La Plata City Hall is the executive seat of government of the city of La Plata, the capital of Buenos Aires Province, Argentina.

==Overview==

Governor Dardo Rocha's proposal for the establishment of a new capital for the paramount Province of Buenos Aires, useful to the mollification of the province's Independence-leaning gentry, was quickly approved by the Argentine Congress following the 1880 Federalization of Buenos Aires. Overseeing a furor of construction, Rocha inaugurated the city of La Plata on November 19, 1882, creating the first planned city in South America, and its first with electric lighting.

Planned by Pedro Benoit, La Plata's diagonal streets would be anchored by a central plaza, named in honor of Primera Junta statesman Mariano Moreno.
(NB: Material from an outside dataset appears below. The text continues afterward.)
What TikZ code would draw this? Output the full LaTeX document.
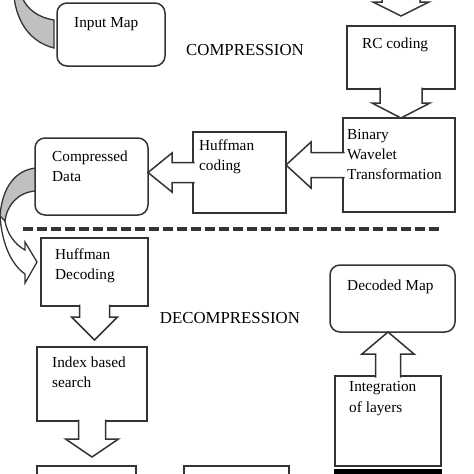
\documentclass[tikz,border=0pt]{standalone}
\usepackage{fontspec}
\setmainfont{Liberation Serif}
\usetikzlibrary{calc}
\definecolor{ln}{HTML}{333333}
\definecolor{arrgray}{HTML}{C0C0C0}
\newcommand\blockarr[5]{%
  \coordinate (ba-h) at ($(#2)!#5!(#1)$);
  \filldraw[blk] ($(#1)!#3!90:(#2)$) -- ($(ba-h)!#3!90:(#2)$) -- ($(ba-h)!#4!90:(#2)$) -- (#2)
     -- ($(ba-h)!#4!-90:(#2)$) -- ($(ba-h)!#3!-90:(#2)$) -- ($(#1)!#3!-90:(#2)$);
}
\begin{document}
\begin{tikzpicture}[x=1pt,y=-1pt,
  box/.style={draw=ln, line width=1.5pt, fill=white, anchor=north west, inner sep=0pt, outer sep=0pt},
  rbox/.style={box, rounded corners=10pt},
  blk/.style={draw=ln, line width=1.5pt, fill=white, line join=miter},
  curv/.style={draw=ln, line width=1.3pt},
  txt/.style={font=\fontsize{15.3}{20}\selectfont, inner sep=0pt, align=left},
  head/.style={font=\fontsize{16.8}{20}\selectfont, inner sep=0pt}]
\useasboundingbox (0,0) rectangle (474,474);
% curved arrows
\filldraw[curv, fill=arrgray] (14,-3) .. controls (17,22) and (30,42) .. (54,48) -- (54,20) .. controls (40,18) and (27,10) .. (22,-3) -- cycle;
\filldraw[curv, fill=white] (0,216) .. controls (2,245) and (12,265) .. (25,274) -- (25,283) -- (37,262) -- (25,242) -- (25,250) .. controls (14,244) and (7,233) .. (5,221);
\filldraw[curv, fill=arrgray] (36,168) .. controls (15,170) and (2,188) .. (0,216) -- (5,221) .. controls (7,205) and (18,192) .. (36,191);
% boxes
\node[rbox, minimum width=108pt, minimum height=63pt] (input) at (57,3) {};
\node[box, minimum width=108pt, minimum height=63pt] (rc) at (347,26) {};
\node[box, minimum width=112pt, minimum height=94pt] (binary) at (343,118) {};
\node[box, minimum width=93pt, minimum height=81pt] (huffc) at (193,132) {};
\node[rbox, minimum width=113pt, minimum height=77pt] (comp) at (35,138) {};
\node[box, minimum width=107pt, minimum height=68pt] (huffd) at (41,238) {};
\node[box, minimum width=110pt, minimum height=74pt] (index) at (37,347) {};
\node[rbox, minimum width=125pt, minimum height=67pt] (decoded) at (330,265) {};
\node[box, minimum width=106pt, minimum height=90pt] (integ) at (335,376) {};
\node[box, minimum width=99pt, minimum height=40pt] (bot1) at (37,466) {};
\node[box, minimum width=105pt, minimum height=40pt] (bot2) at (184,466) {};
\node[box, fill=black, draw=black, minimum width=106pt, minimum height=40pt] (bot3) at (335,470) {};
% block arrows
\coordinate (s1) at (401,-20);
\coordinate (t1) at ($(s1 |- rc.north)+(0,-10)$);
\blockarr{s1}{t1}{19pt}{28pt}{14pt}
\coordinate (s2) at ($(rc.south)+(0,-1.5)$);
\coordinate (t2) at (rc.south |- binary.north);
\blockarr{s2}{t2}{21pt}{29pt}{15pt}
\coordinate (s3) at ($(binary.west)+(1.5,0)$);
\coordinate (t3) at (huffc.east |- binary.west);
\blockarr{s3}{t3}{12.5pt}{23pt}{25pt}
\coordinate (s4) at ($(huffc.west)+(1.5,0)$);
\coordinate (t4) at (comp.east |- huffc.west);
\blockarr{s4}{t4}{10pt}{19.5pt}{24pt}
\coordinate (s5) at ($(huffd.south)+(0,-1.5)$);
\coordinate (t5) at ($(huffd.south |- index.north)+(0,-7)$);
\blockarr{s5}{t5}{15pt}{23pt}{23pt}
\coordinate (s6) at ($(index.south)+(0,-1.5)$);
\coordinate (t6) at ($(index.south |- bot1.north)+(0,-9)$);
\blockarr{s6}{t6}{13.5pt}{26.5pt}{18pt}
\coordinate (s7) at ($(integ.north)+(0,1.5)$);
\coordinate (t7) at (integ.north |- decoded.south);
\blockarr{s7}{t7}{12.5pt}{26pt}{22pt}
% dashed separator
\coordinate (dl) at (23,229);
\coordinate (dr) at (441,229);
\draw[ln, line width=3.2pt, dash pattern=on 9.5pt off 4.5pt] (dl) -- (dr);
% texts
\node[txt, anchor=west] (tinput) at (74,24) {Input Map};
\node[head] (tcomp) at (245,50) {COMPRESSION};
\node[txt, anchor=west] (trc) at (362,45) {RC coding};
\node[txt, anchor=north west] (tbin) at (347,129) {Binary\\Wavelet\\Transformation};
\node[txt, anchor=north west] (thc) at (199,140) {Huffman\\coding};
\node[txt, anchor=north west] (tcd) at (52,151) {Compressed\\Data};
\node[txt, anchor=north west] (thd) at (55,249) {Huffman\\Decoding};
\node[txt, anchor=north west] (tidx) at (52,357) {Index based\\search};
\node[txt, anchor=west] (tdm) at (347,287) {Decoded Map};
\node[head] (tdecomp) at (230,318) {DECOMPRESSION};
\node[txt, anchor=north west, font=\fontsize{15.3}{21}\selectfont] (tint) at (349,381) {Integration\\of layers};
\end{tikzpicture}
\end{document}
Moreno Plaza is overlooked from the south by the Neogothic Cathedral, designed by Benoit and Ernesto Meyer, and from the north by City Hall, designed by Meyer and German architect Hubert Stier (who created the Hannover and Bremen Railway terminals, among other important works).
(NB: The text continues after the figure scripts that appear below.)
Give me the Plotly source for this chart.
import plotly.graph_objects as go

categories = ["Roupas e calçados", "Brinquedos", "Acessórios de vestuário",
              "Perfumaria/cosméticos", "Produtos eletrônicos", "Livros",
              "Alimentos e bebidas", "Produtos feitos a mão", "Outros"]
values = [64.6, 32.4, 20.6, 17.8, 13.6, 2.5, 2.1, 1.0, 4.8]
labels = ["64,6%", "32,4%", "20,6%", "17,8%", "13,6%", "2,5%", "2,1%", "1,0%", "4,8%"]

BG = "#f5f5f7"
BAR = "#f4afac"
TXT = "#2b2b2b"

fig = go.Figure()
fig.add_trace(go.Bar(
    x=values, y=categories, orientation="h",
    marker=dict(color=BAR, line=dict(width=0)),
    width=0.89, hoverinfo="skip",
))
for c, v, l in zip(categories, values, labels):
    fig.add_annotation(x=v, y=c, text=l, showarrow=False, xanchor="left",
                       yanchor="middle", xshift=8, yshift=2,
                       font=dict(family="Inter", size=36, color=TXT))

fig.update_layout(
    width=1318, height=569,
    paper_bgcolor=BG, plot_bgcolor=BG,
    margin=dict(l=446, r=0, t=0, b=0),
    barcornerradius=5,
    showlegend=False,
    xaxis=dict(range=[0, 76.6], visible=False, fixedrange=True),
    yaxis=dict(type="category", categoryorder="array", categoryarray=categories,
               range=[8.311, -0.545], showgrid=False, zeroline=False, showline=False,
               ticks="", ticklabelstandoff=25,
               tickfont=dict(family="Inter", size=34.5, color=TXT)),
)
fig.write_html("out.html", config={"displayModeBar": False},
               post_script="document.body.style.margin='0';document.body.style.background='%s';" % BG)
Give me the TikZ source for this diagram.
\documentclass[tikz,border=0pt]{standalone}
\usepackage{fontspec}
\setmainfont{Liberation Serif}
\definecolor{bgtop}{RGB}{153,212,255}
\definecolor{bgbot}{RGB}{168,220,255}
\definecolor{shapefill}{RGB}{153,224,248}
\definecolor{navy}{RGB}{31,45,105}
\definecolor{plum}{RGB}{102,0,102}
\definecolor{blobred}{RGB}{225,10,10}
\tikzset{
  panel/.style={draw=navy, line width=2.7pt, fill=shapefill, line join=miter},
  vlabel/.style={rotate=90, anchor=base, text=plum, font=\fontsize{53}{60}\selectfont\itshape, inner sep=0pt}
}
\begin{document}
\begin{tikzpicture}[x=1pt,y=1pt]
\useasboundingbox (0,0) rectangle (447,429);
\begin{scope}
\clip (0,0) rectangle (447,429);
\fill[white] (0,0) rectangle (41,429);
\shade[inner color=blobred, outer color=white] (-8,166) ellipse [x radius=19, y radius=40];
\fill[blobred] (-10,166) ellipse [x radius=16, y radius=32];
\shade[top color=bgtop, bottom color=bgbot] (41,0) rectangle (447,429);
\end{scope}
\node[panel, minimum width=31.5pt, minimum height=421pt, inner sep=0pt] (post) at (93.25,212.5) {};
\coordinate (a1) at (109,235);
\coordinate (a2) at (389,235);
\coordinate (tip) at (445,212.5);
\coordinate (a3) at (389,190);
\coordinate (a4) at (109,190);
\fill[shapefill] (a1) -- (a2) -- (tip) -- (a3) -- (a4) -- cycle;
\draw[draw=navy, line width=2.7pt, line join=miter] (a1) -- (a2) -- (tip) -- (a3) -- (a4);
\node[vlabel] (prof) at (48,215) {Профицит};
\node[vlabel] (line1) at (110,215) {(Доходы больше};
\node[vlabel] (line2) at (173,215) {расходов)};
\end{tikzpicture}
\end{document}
Construction on the project began in June 1883, and was completed in 1888. The 14,400 m^{2} (155,000 ft^{2}) building, an eclecticist design based on German Renaissance Revival architecture, features Romanesque interiors, including two courtyards, City Council chambers, and the Salón Dorado ("Gold Room"), a formal reception hall accessed via a grand, marble staircase, set in Slovenian oak floors, and featuring German vitreaux, and a 1.2 ton spider chandelier.